The only surprise was a sprinkler head soaking the west wall at 3 a.m. We saw the damp pattern at 7:30 and adjusted the schedule, moving to the north elevation until the area dried and the homeowner disabled the zone. A small hiccup, easily corrected because the plan had slack.
Your role in keeping the project smooth
The best exterior projects feel collaborative. You do not need to manage the crew, but your timely decisions help. Approve colors early. Be available for quick questions, especially on accent placements. If a hidden repair pops up, respond the same day so the crew does not lose rhythm. Make space in the driveway for staging on heavy prep days and paint days. If you have sensitive plants, tell the lead before washing so they can cover differently. Small courtesies like keeping pets inside during spraying hours protect them and the finish.
When the last drop cloth leaves
A clean site at the end is part of the work, not an extra. Masking should be removed without tearing paint, windows wiped, overspray checked at fence lines, and plants unwrapped and watered if needed. You should get labeled touch-up cans and a note on product numbers and sheens for future use. Walk the home in morning light and again in late afternoon. Different angles reveal small misses. A conscientious contractor schedules that second look, then knocks out the punch list promptly.

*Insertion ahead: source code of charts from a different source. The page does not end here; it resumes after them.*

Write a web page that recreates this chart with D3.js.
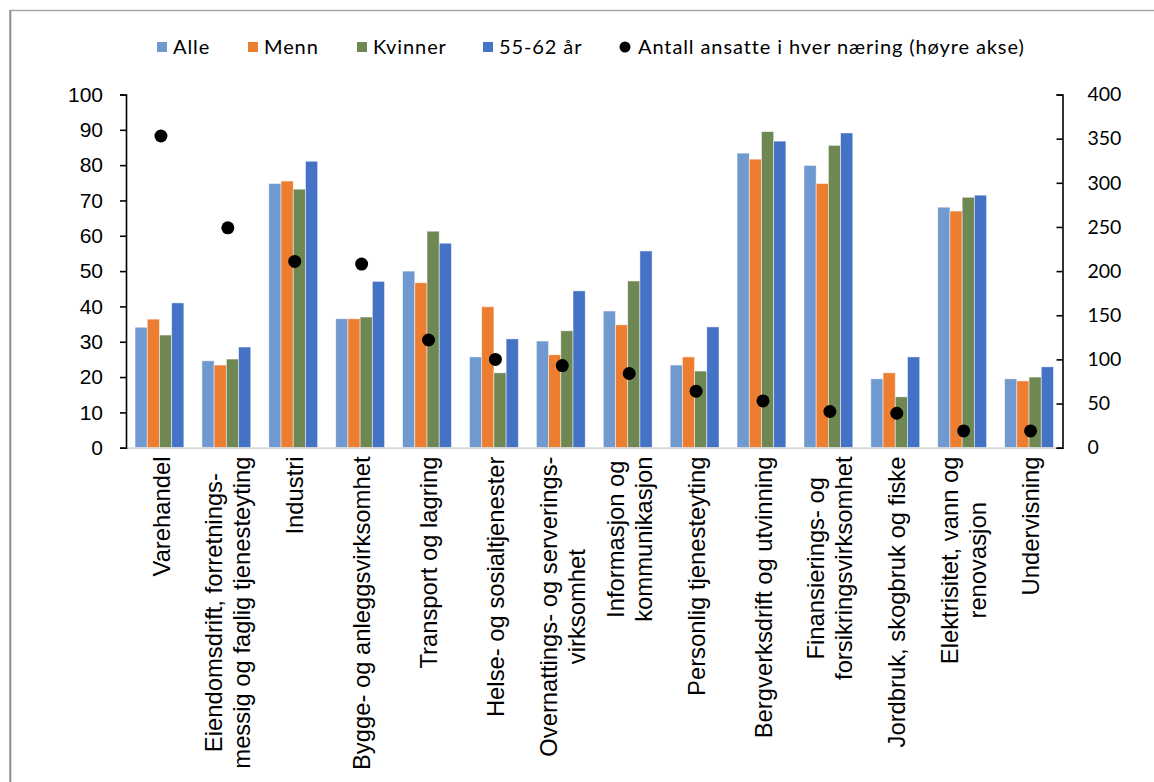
<!DOCTYPE html>
<html>
<head>
<meta charset="utf-8">
<script src="https://cdn.jsdelivr.net/npm/d3@7"></script>
<style>
  html, body { margin: 0; padding: 0; background: #fff; }
  svg { display: block; }
</style>
</head>
<body>
<svg id="chart" width="1154" height="782"></svg>
<script>
// Næringer (kategorier)
const categories = [
  ["Varehandel"],
  ["Eiendomsdrift, forretnings-", "messig og faglig tjenesteyting"],
  ["Industri"],
  ["Bygge- og anleggsvirksomhet"],
  ["Transport og lagring"],
  ["Helse- og sosialtjenester"],
  ["Overnattings- og serverings-", "virksomhet"],
  ["Informasjon og", "kommunikasjon"],
  ["Personlig tjenesteyting"],
  ["Bergverksdrift og utvinning"],
  ["Finansierings- og", "forsikringsvirksomhet"],
  ["Jordbruk, skogbruk og fiske"],
  ["Elektrisitet, vann og", "renovasjon"],
  ["Undervisning"]
];

// Andel (venstre akse), per gruppe
const alle    = [34.1, 24.6, 74.8, 36.5, 50.0, 25.7, 30.2, 38.7, 23.4, 83.4, 79.9, 19.5, 68.1, 19.5];
const menn    = [36.4, 23.4, 75.5, 36.5, 46.7, 39.9, 26.3, 34.8, 25.7, 81.7, 74.8, 21.2, 67.0, 18.9];
const kvinner = [31.9, 25.1, 73.2, 37.0, 61.3, 21.2, 33.1, 47.2, 21.7, 89.5, 85.6, 14.4, 70.9, 20.0];
const alder   = [41.0, 28.5, 81.1, 47.1, 57.9, 30.8, 44.4, 55.7, 34.2, 86.8, 89.1, 25.7, 71.5, 22.9];

// Antall ansatte i hver næring (høyre akse)
const ansatte = [353, 249, 211, 208, 122, 100, 93, 84, 64, 53, 41, 39, 19, 19];

const seriesNames = ["Alle", "Menn", "Kvinner", "55-62 år"];
const seriesColors = ["#7099cf", "#ed7d31", "#6e8753", "#4472c4"];
const dotLabel = "Antall ansatte i hver næring (høyre akse)";

const leftTicks = [0, 10, 20, 30, 40, 50, 60, 70, 80, 90, 100];
const rightTicks = [0, 50, 100, 150, 200, 250, 300, 350, 400];

const series = [alle, menn, kvinner, alder];

const svg = d3.select("#chart");

// frame lines
svg.append("line").attr("x1", 10).attr("x2", 1154).attr("y1", 10.5).attr("y2", 10.5)
  .attr("stroke", "#a6a6a6").attr("stroke-width", 1.5);
svg.append("line").attr("x1", 10.3).attr("x2", 10.3).attr("y1", 10).attr("y2", 782)
  .attr("stroke", "#8c8c8c").attr("stroke-width", 2);

const plot = { left: 126, right: 1062.5, top: 94.5, bottom: 447.7 };

const x = d3.scaleBand()
  .domain(d3.range(categories.length))
  .range([plot.left, plot.right])
  .paddingInner(0.27)
  .paddingOuter(0.135);

const xs = d3.scaleBand()
  .domain(d3.range(series.length))
  .range([0, x.bandwidth()]);

const y = d3.scaleLinear().domain([0, 100]).range([plot.bottom, plot.top]);
const y2 = d3.scaleLinear().domain([0, 400]).range([plot.bottom, plot.top]);

// bars
const groups = svg.append("g").selectAll("g")
  .data(categories.map((c, i) => i))
  .join("g")
  .attr("transform", i => `translate(${x(i)},0)`);

groups.selectAll("rect")
  .data(i => series.map((s, k) => ({ k, v: s[i] })))
  .join("rect")
  .attr("x", d => xs(d.k))
  .attr("width", xs.bandwidth())
  .attr("y", d => y(d.v))
  .attr("height", d => y(0) - y(d.v))
  .attr("fill", d => seriesColors[d.k])
  .attr("stroke", "#ffffff")
  .attr("stroke-opacity", 0.6)
  .attr("stroke-width", 0.8);

// category axis line
svg.append("line")
  .attr("x1", plot.left).attr("x2", plot.right)
  .attr("y1", plot.bottom + 0.5).attr("y2", plot.bottom + 0.5)
  .attr("stroke", "#d9d9d9").attr("stroke-width", 2);

// left axis
const yAxis = d3.axisLeft(y).tickValues(leftTicks).tickSize(6).tickPadding(17);
const gy = svg.append("g").attr("transform", `translate(${plot.left},0)`).call(yAxis);
gy.select(".domain").attr("stroke", "#000").attr("stroke-width", 1.6);
gy.selectAll(".tick line").attr("stroke", "#000").attr("stroke-width", 1.6);
gy.selectAll(".tick text")
  .attr("font-family", "'Liberation Sans', Arial, sans-serif")
  .attr("font-size", 21).attr("fill", "#000");

// right axis (ticks pointing inward)
const y2Axis = d3.axisRight(y2).tickValues(rightTicks).tickSize(-6).tickPadding(25);
const gy2 = svg.append("g").attr("transform", `translate(${plot.right},0)`).call(y2Axis);
gy2.select(".domain").attr("stroke", "#000").attr("stroke-width", 1.6);
gy2.selectAll(".tick line").attr("stroke", "#000").attr("stroke-width", 1.6);
gy2.selectAll(".tick text")
  .attr("font-family", "Lato, 'Open Sans', sans-serif")
  .attr("font-size", 19.5).attr("fill", "#000");

// employee count dots
svg.append("g").selectAll("circle")
  .data(ansatte)
  .join("circle")
  .attr("cx", (d, i) => x(i) + x.bandwidth() / 2 + 1.5)
  .attr("cy", d => y2(d))
  .attr("r", 6.5)
  .attr("fill", "#000");

// rotated category labels
const fs = 23.8, lineH = 28, labelTop = 456.5;
const labels = svg.append("g").selectAll("g")
  .data(categories)
  .join("g")
  .attr("font-family", "'Liberation Sans', Arial, sans-serif")
  .attr("font-size", fs)
  .attr("fill", "#000");

labels.each(function (lines, i) {
  const g = d3.select(this);
  const cx = x(i) + x.bandwidth() / 2 + 1.5;
  g.attr("transform", `translate(${cx},${labelTop}) rotate(-90)`);
  const texts = g.selectAll("text").data(lines).join("text")
    .attr("text-anchor", "middle")
    .attr("y", (d, k) => (k - (lines.length - 1) / 2) * lineH + 0.36 * fs)
    .text(d => d);
  let maxLen = 0;
  texts.each(function () { maxLen = Math.max(maxLen, this.getComputedTextLength()); });
  texts.attr("x", -maxLen / 2);
});

// legend
const legend = svg.append("g")
  .attr("font-family", "Lato, 'Open Sans', sans-serif")
  .attr("font-size", 20)
  .attr("letter-spacing", "0.9px");
const legendY = 47;
const legendX = [157, 248, 357, 483];
seriesNames.forEach((name, k) => {
  legend.append("rect")
    .attr("x", legendX[k]).attr("y", legendY - 5)
    .attr("width", 10).attr("height", 10)
    .attr("fill", seriesColors[k]);
  legend.append("text")
    .attr("x", legendX[k] + 16).attr("y", legendY)
    .attr("dy", "0.35em")
    .text(name);
});
legend.append("circle").attr("cx", 625).attr("cy", legendY).attr("r", 5.5).attr("fill", "#000");
legend.append("text")
  .attr("x", 638).attr("y", legendY)
  .attr("dy", "0.35em")
  .text(dotLabel);
</script>
</body>
</html>
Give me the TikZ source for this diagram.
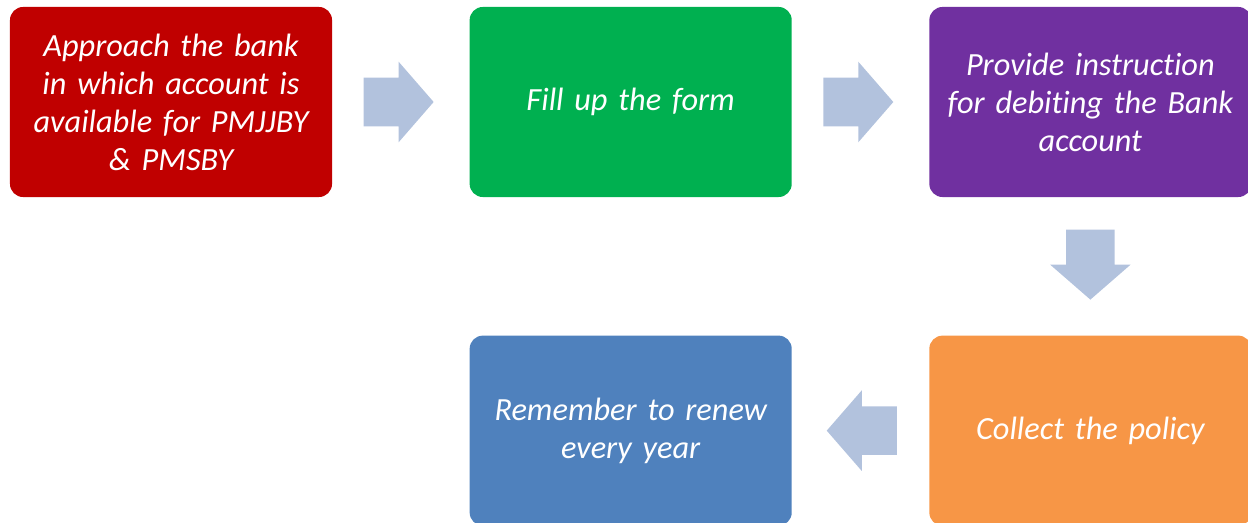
\documentclass[tikz,border=0pt]{standalone}
\usepackage{fontspec}
\setmainfont{Carlito}[Ligatures=NoCommon]
\usetikzlibrary{positioning,shapes.arrows}
\definecolor{stepred}{HTML}{C00000}
\definecolor{stepgreen}{HTML}{00B050}
\definecolor{steppurple}{HTML}{7030A0}
\definecolor{steporange}{HTML}{F79646}
\definecolor{stepblue}{HTML}{4F81BD}
\definecolor{flowblue}{HTML}{B2C2DD}
\tikzset{
  stepbox/.style={rounded corners=0.33cm, minimum width=8.05cm, minimum height=4.75cm,
    inner xsep=0.1cm, text width=7.8cm, align=center, text=white,
    font=\fontsize{23}{27}\selectfont\itshape},
  flow/.style={single arrow, fill=flowblue, inner sep=0.6cm, single arrow head extend=0.4cm,
    single arrow tip angle=98, minimum height=1.75cm}
}
\begin{document}
\begin{tikzpicture}[x=0.025cm, y=-0.025cm]
  \useasboundingbox (0,0) rectangle (1248,523);
  \node[stepbox, fill=stepred] (approach) at (171,102) {Approach the bank\\in which account is\\available for PMJJBY\\\& PMSBY};
  \node[stepbox, fill=stepgreen, right=3.425cm of approach] (form) {Fill up the form};
  \node[stepbox, fill=steppurple, right=3.425cm of form] (debit) {Provide instruction\\for debiting the Bank\\account};
  \node[stepbox, fill=steporange, below=3.45cm of debit] (policy) {Collect the policy};
  \node[stepbox, fill=stepblue, left=3.425cm of policy] (renew) {Remember to renew\\every year};
  % block arrows between the steps
  \node[flow, right=0.775cm of approach] (a1) {};
  \node[flow, right=0.775cm of form] (a2) {};
  \node[flow, shape border rotate=270, below=0.8cm of debit] (a3) {};
  \node[flow, shape border rotate=180, left=0.8cm of policy] (a4) {};
\end{tikzpicture}
\end{document}
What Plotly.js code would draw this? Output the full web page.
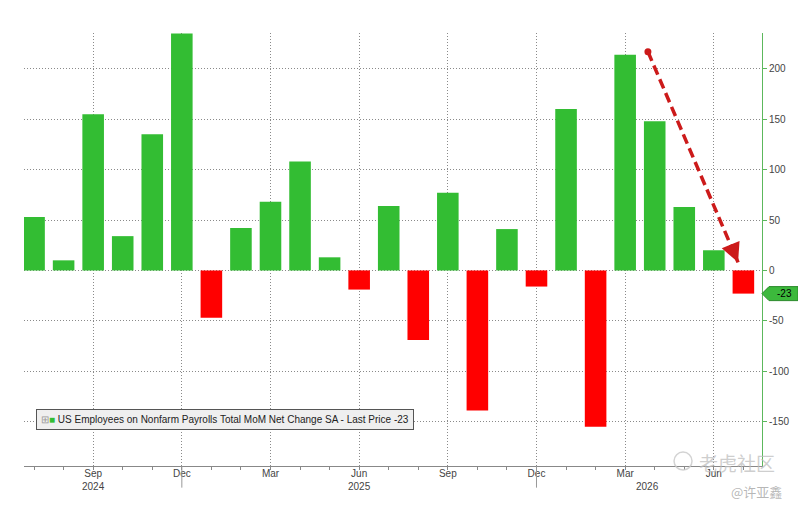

Exterior painting in Roseville rewards planning, local knowledge, and respect for sequence. If you calibrate your expectations to the prep timeline, understand how weather shapes decisions, and hire a painting contractor who can explain their choices plainly, you will get a finish that looks right, feels solid under a fingernail, and stays that way through our summers and brief rainy spells. That is the quiet satisfaction of prep done right.